Ignoring the Effect of Wind

Outdoor cooling towers are subject to wind, which can deflect water streams and cause the flow hood to read incorrectly. If the wind is gusting above 15 mph, postpone the measurement or use a wind screen. A simple plywood barrier placed upwind of the hood can stabilize the reading. Never take flow hood measurements during a rainstorm, as raindrops entering the hood will skew the sensor.

Using a Flow Hood with Expired Calibration

A digital flow hood that is out of calibration can give readings that are off by 5% or more. This is enough to cause a tower to operate outside its design envelope. Check the calibration sticker before leaving the shop. If the calibration has expired, do not use the device. Rent or borrow a calibrated unit, or use a pitot tube and manometer as a backup method.

Forgetting to Record Baseline Data

Startup is the best time to establish a baseline for future maintenance. Record the flow readings, water temperature, ambient temperature, and balancing valve positions. Take photographs of the distribution deck and nozzle arrangement. This data will be invaluable when the tower is retested in six months or after a major repair.

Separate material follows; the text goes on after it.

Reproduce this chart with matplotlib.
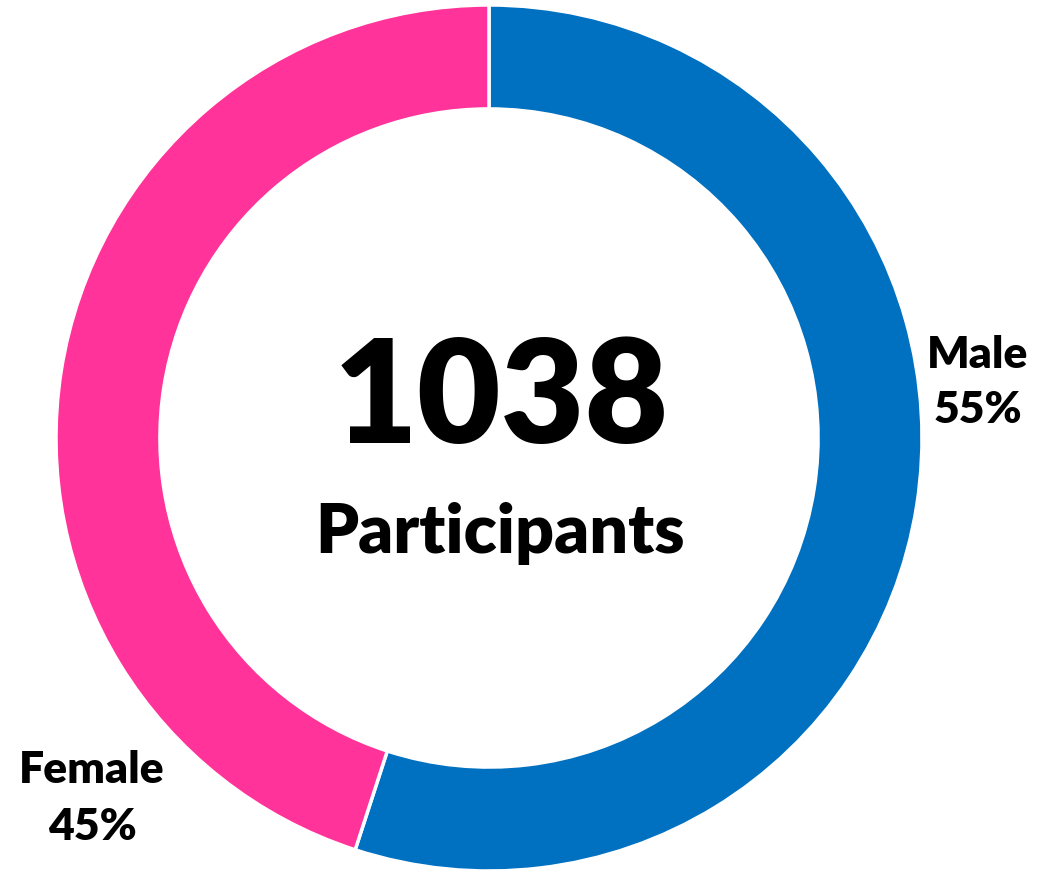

Post-Startup Verification and Documentation

Final System Check

After all adjustments are made, run the cooling tower at full load for at least one hour. During this period, monitor the condenser water supply and return temperatures. The temperature drop across the tower should match the design range (typically 10°F to 15°F for most commercial towers). If the temperature drop is too low, the water flow may still be too high, or the tower may be undersized. If the drop is too high, the flow is too low, and you need to revisit your balancing.

Completing the Startup Report

Document every measurement and adjustment in a formal startup report. Include the following sections:

  • Project name and tower model/serial numbers
  • Date and time of startup
  • Ambient wet-bulb temperature (critical for evaluating tower performance)
  • Flow hood model and calibration date
  • Raw flow readings for each measured nozzle, with nozzle IDs
  • Adjusted flow readings after balancing
  • Final balancing valve positions (turns open or percentage open)
  • Water temperature at distribution deck and sump
  • Any anomalies or issues encountered
  • Recommendations for follow-up (e.g., retest in 90 days, replace worn nozzles)

Submit the report to the project manager, building owner, and the manufacturer if required by warranty terms. Keep a copy in your service records for future reference.

Practical Takeaway

Digital flow hood measurement is not an optional step during cooling tower startup—it is the only reliable method to verify that the water distribution system is functioning as designed. By following a disciplined procedure, using properly calibrated tools, and documenting every reading, you protect the tower from premature failure and ensure it delivers the heat rejection capacity the system was designed for. When in doubt about abnormal readings or complex distribution issues, do not hesitate to escalate to a senior technician or the manufacturer. A few hours of careful flow balancing during startup can save thousands of dollars in repairs and energy costs over the life of the tower.